A draft Arbitration Law modeled on the UNCITRAL framework has been passed by the Iraqi cabinet and submitted to parliament but has not been enacted. The draft would introduce clearer definitions for international versus domestic arbitration, limit court interference in arbitration proceedings, and designate cities like Baghdad and Erbil as preferred seats for institutional arbitration. The World Bank has provided technical assistance for implementing the New York Convention and building capacity among public servants, identifying dispute settlement as the primary challenge to investment retention in Iraq.

Investment Protections

Iraq’s Investment Law No. 13 of 2006 guarantees equal treatment for foreign and domestic investors, allows capital repatriation, provides that investment projects cannot be seized or nationalized except by final judicial judgment, and prohibits retroactive changes to granted exemptions and rights. The Kurdistan Region has its own Investment Law (No. 4 of 2006) offering similar protections, including 100% foreign ownership and ten-year tax exemptions.

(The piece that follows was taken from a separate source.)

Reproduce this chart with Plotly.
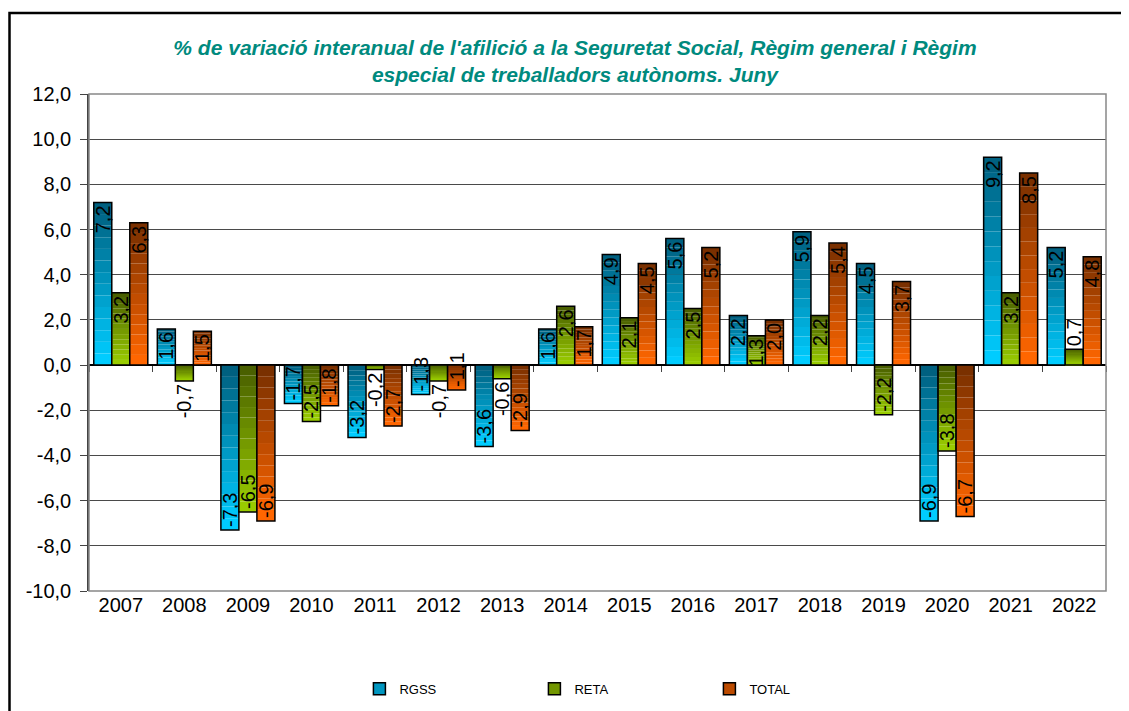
import plotly.graph_objects as go

years = ["2007", "2008", "2009", "2010", "2011", "2012", "2013", "2014",
         "2015", "2016", "2017", "2018", "2019", "2020", "2021", "2022"]
rgss = [7.2, 1.6, -7.3, -1.7, -3.2, -1.3, -3.6, 1.6, 4.9, 5.6, 2.2, 5.9, 4.5, -6.9, 9.2, 5.2]
reta = [3.2, -0.7, -6.5, -2.5, -0.2, -0.7, -0.6, 2.6, 2.1, 2.5, 1.3, 2.2, -2.2, -3.8, 3.2, 0.7]
total = [6.3, 1.5, -6.9, -1.8, -2.7, -1.1, -2.9, 1.7, 4.5, 5.2, 2.0, 5.4, 3.7, -6.7, 8.5, 4.8]
y_ticks = [-10, -8, -6, -4, -2, 0, 2, 4, 6, 8, 10, 12]
y_tick_labels = ["-10,0", "-8,0", "-6,0", "-4,0", "-2,0", "0,0",
                 "2,0", "4,0", "6,0", "8,0", "10,0", "12,0"]

series = [
    ("RGSS", rgss, (0, 96, 128), (0, 204, 255)),
    ("RETA", reta, (74, 96, 0), (153, 204, 0)),
    ("TOTAL", total, (122, 48, 0), (255, 102, 0)),
]

N = 14
fig = go.Figure()


def mix(c1, c2, t):
    return "rgb(%d,%d,%d)" % tuple(round(a + (b - a) * t) for a, b in zip(c1, c2))


LF = "Liberation Sans, Arial, sans-serif"

for name, vals, dark, light in series:
    # vertical gradient: dark at top of each bar, light at bottom
    for k in range(N):
        bases = [v * (N - k - 1) / N if v >= 0 else v * k / N for v in vals]
        seg = [v / N for v in vals]
        fig.add_trace(go.Bar(
            x=years, y=seg, base=bases, offsetgroup=name,
            marker=dict(color=mix(dark, light, k / (N - 1)), line=dict(width=0)),
            showlegend=False, hoverinfo="skip",
        ))
    # outline + labels
    fig.add_trace(go.Bar(
        x=years, y=vals, offsetgroup=name, name=name,
        marker=dict(color="rgba(0,0,0,0)", line=dict(color="black", width=1.5)),
        text=[("%.1f" % v).replace(".", ",") for v in vals],
        textposition=["outside" if abs(v) < 1.0 else "inside" for v in vals],
        insidetextanchor="end", textangle=-90,
        constraintext="none", cliponaxis=False,
        insidetextfont=dict(color="black", size=20, family=LF),
        outsidetextfont=dict(color="black", size=20, family=LF),
        showlegend=False,
    ))
    # legend entry (also carries the category ticks along the zero line)
    fig.add_trace(go.Bar(
        x=years, y=[None] * len(years), offsetgroup=name, name=name,
        xaxis="x2",
        marker=dict(color=mix(dark, light, 0.5), line=dict(color="black", width=1.5)),
        showlegend=True,
    ))

W, H = 1121, 703
L, R, T, B = 81, 23, 86, 120
pw, ph = W - L - R, H - T - B

fig.update_layout(
    width=W, height=H,
    paper_bgcolor="white", plot_bgcolor="white",
    barmode="group", bargap=0.15, bargroupgap=0,
    separators=",.",
    margin=dict(l=L, r=R, t=T, b=B, autoexpand=False),
    font=dict(family=LF, color="black"),
    title=dict(
        text="<b><i>% de variació interanual de l'afilició a la Seguretat Social, Règim general i Règim<br>especial de treballadors autònoms. Juny</i></b>",
        font=dict(size=21, color="#008a7e", family=LF),
        x=(575 - 8) / W, xanchor="center", y=0.933, yanchor="middle",
    ),
    xaxis=dict(type="category", tickfont=dict(size=20), showgrid=False,
               showline=False, ticks=""),
    xaxis2=dict(type="category", overlaying="x", matches="x", anchor="free",
                position=10 / 22, side="bottom", showticklabels=False,
                showgrid=False, showline=False, ticks="outside",
                tickson="boundaries", ticklen=6, tickcolor="#444444"),
    yaxis=dict(range=[-10, 12], tickmode="array", tickvals=y_ticks,
               ticktext=y_tick_labels, ticklabelstandoff=5,
               tickfont=dict(size=20), showgrid=True, gridcolor="#4a4a4a", gridwidth=1,
               zeroline=True, zerolinecolor="black", zerolinewidth=1.5,
               showline=True, linecolor="#444444", linewidth=1.5,
               ticks="outside", ticklen=7, tickcolor="#444444"),
    legend=dict(orientation="h", x=0.524, xanchor="center", y=-0.197, yanchor="middle",
                font=dict(size=13), entrywidth=130, itemwidth=30,
                traceorder="normal"),
    shapes=[
        dict(type="rect", xref="paper", yref="paper", x0=0, x1=1, y0=0, y1=1,
             line=dict(color="#888888", width=1.5)),
        dict(type="rect", xref="paper", yref="paper",
             x0=(1.5 - L) / pw, x1=1.05, y0=-0.3, y1=(H - 5 - B) / ph,
             line=dict(color="black", width=2.5)),
    ],
)

fig.write_html("out.html")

Iraq has signed bilateral investment treaties with over a dozen countries, though several remain unsigned or not yet in force. Treaties currently in force include those with Kuwait, Japan, France, Belarus, Armenia, and the United Arab Emirates, along with multilateral agreements like the EU-Iraq Cooperation Agreement and the OIC Investment Agreement. These treaties have provided the legal basis for the arbitration claims described above.

One practical limitation stands out: Article 62 of Iraq’s Enforcement Law No. 45 of 1980 prohibits the seizure or sale of state funds to settle state debts, effectively shielding government assets from enforcement. This means that even when an investor wins an arbitral award against Iraq, collecting on it can be a separate and difficult challenge, as the Primesouth enforcement petition filed in Washington, D.C. in April 2026 illustrates.